As a step in this direction we will discuss a result of Eldan and Shamir showing separation between depths 2 and 3 for pretty general activation functions. More precisely, suppose \(\sigma\) satisfies
\[
|\sigma(x)| \leq C(1 + |x|^\alpha)
\]
for some \(C\) and \(\alpha\), and assume it is sufficiently expressive in the sense that for all Lipschitz \(f \colon \mathbb{R} \to \mathbb{R}\), constant outside \([-R, R]\), and \(\delta > 0\), there exist \(a, \alpha_i, \beta_i, \gamma_i\) such that
\[
\lVert f – a – \sum_i \alpha_i \sigma(\beta_i x – \gamma_i) \rVert_\infty < \delta \]

( Eldan and Shamir ) There exists universal constants \(c, C\) with the following properties. For all \(d\) there exists a probability measure \(\mathbb{P}\) on \(\mathbb{R}^d\) and a function \(g \colon \mathbb{R}^d \to [-1,1]\) supported in \(B_{C \sqrt{d}}(0)\) expressible by a \(3\)-layer network with width \(\sim d^5\), such for any \(f\) expressible by a two-layer network with width \(c e^{c d}\) we must have
\[
\mathbb{E}\left[|f – g|^2\right] \geq c
\]

Informally, there is a universal lower bound on the approximability of \(3\)-layer networks by \(2\)-layer networks.

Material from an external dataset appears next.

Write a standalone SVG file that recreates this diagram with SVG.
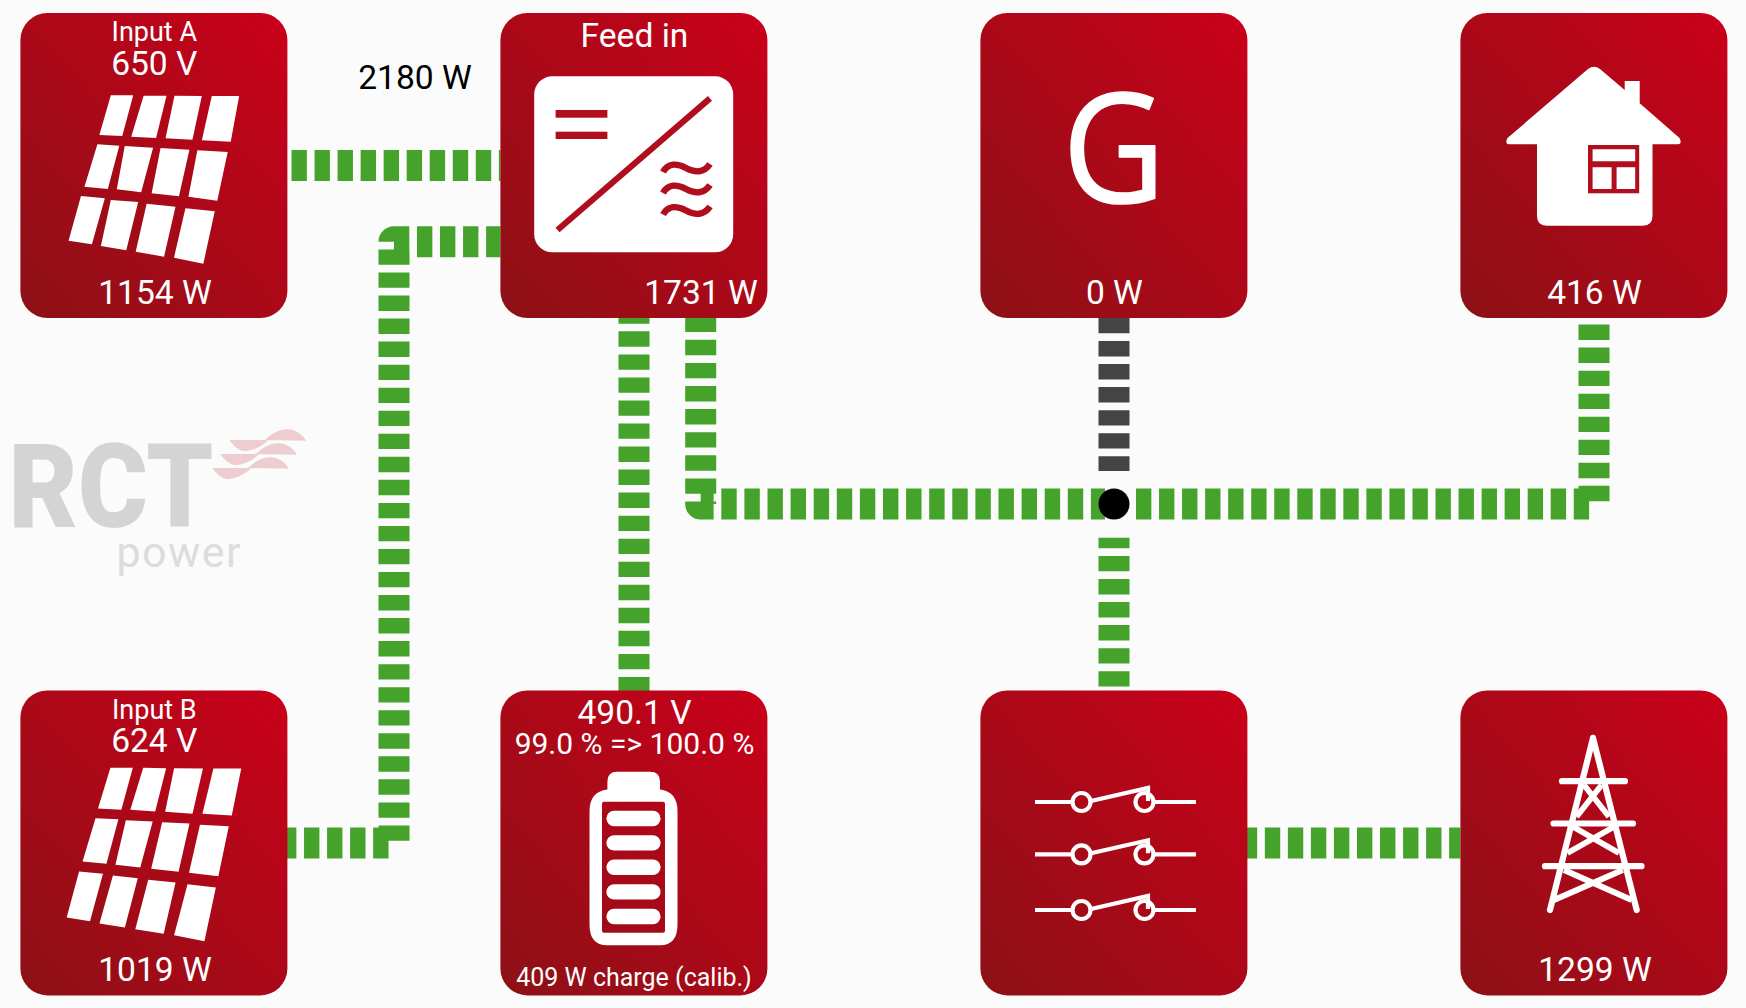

[Sketch] In the end the function \(g\) will be radial: \(g(x) = G(\lVert x \rVert^2)\). Equivalently, its Fourier transform will be radial. In any bounded domain \(x_i^2\) is Lipschitz so we can approximate it in one network layer by the expressivity assumption, therefore we can represent \(\lVert x \rVert^2\) in one layer as well (if we wanted to output this directly we would need another layer for summation, but since we’re using as input to the next layer this summation is build into the neuron inputs). The next layer will be used to compute \(g\). In Fourier space, choose \(\mu\) to have density \(|\phi|^2\), where \(\phi(\xi) = \mathcal{F}(\chi_{B_1(0)})(\xi)\). Clearly this is radial, and
\[
\mathbb{E}_\mu |f – g|^2 = \int |f – g|^2 |\phi|^2 \, dm = \lVert \widehat{f \phi} – \widehat{g \phi} \rVert_2^2
\]
Since \(f\) (the function we’re comparing \(g\) to) is two-layered, we have
\[
f(x) = \sum_i f_i(\langle v_i, x \rangle)
\]
where here \(f_i(x) = \sigma(x – \beta_i)\), but actually there’s enough freedom in the proof to choose different activations at each neuron in each layer provided they satisfy the properties assumed with uniform constants. By examining \(\widehat{f \phi}\) as a convolution, \(\widehat{f \phi}\) is supported in
\[
T = \cup \left(\text{span} (v_i) + B_1(0) \right)
\]
The essence is to design \(g\) such that exponentially many of these “tubes” are required to cover its support. Intuitively, we want \(\widehat{g \phi}\) to have a lot of mass away from the origin. The construction uses a randomized \(\tilde{g} = \sum_i c_i \epsilon_i g\), where \(g_i\) is radial and essentially \(\chi\{\lVert x \rVert \in \Delta_i\}\), \(\Delta_i\) is basically an interval of width \(1/N\) about \(1/d\), and \(\epsilon_i\) is Rademacher. Then \(\tilde{g} \phi \sim \sum c_i \epsilon_i g\) so \(\widehat{\tilde{g} \phi} \sim \sum \epsilon_i c_i \hat{g}_i\). It’s possible to show with not too much difficulty that \(\hat{g}_i\) has mass far away from the origin, but does \(\widehat{g \phi}\) (with some nonzero probability)? What about cancellations? Let \(P\) be the projection onto the part of the spectrum near the boundary of the ball. Then it turns out
\[
\mathbb{E}_\epsilon \left\lVert P \sum c_i \epsilon_i \hat{g}_i \right\rVert^2 = \sum_i \lVert P c_i \hat{g}_i \rVert^2
\]
which gives that there is indeed mass far from zero.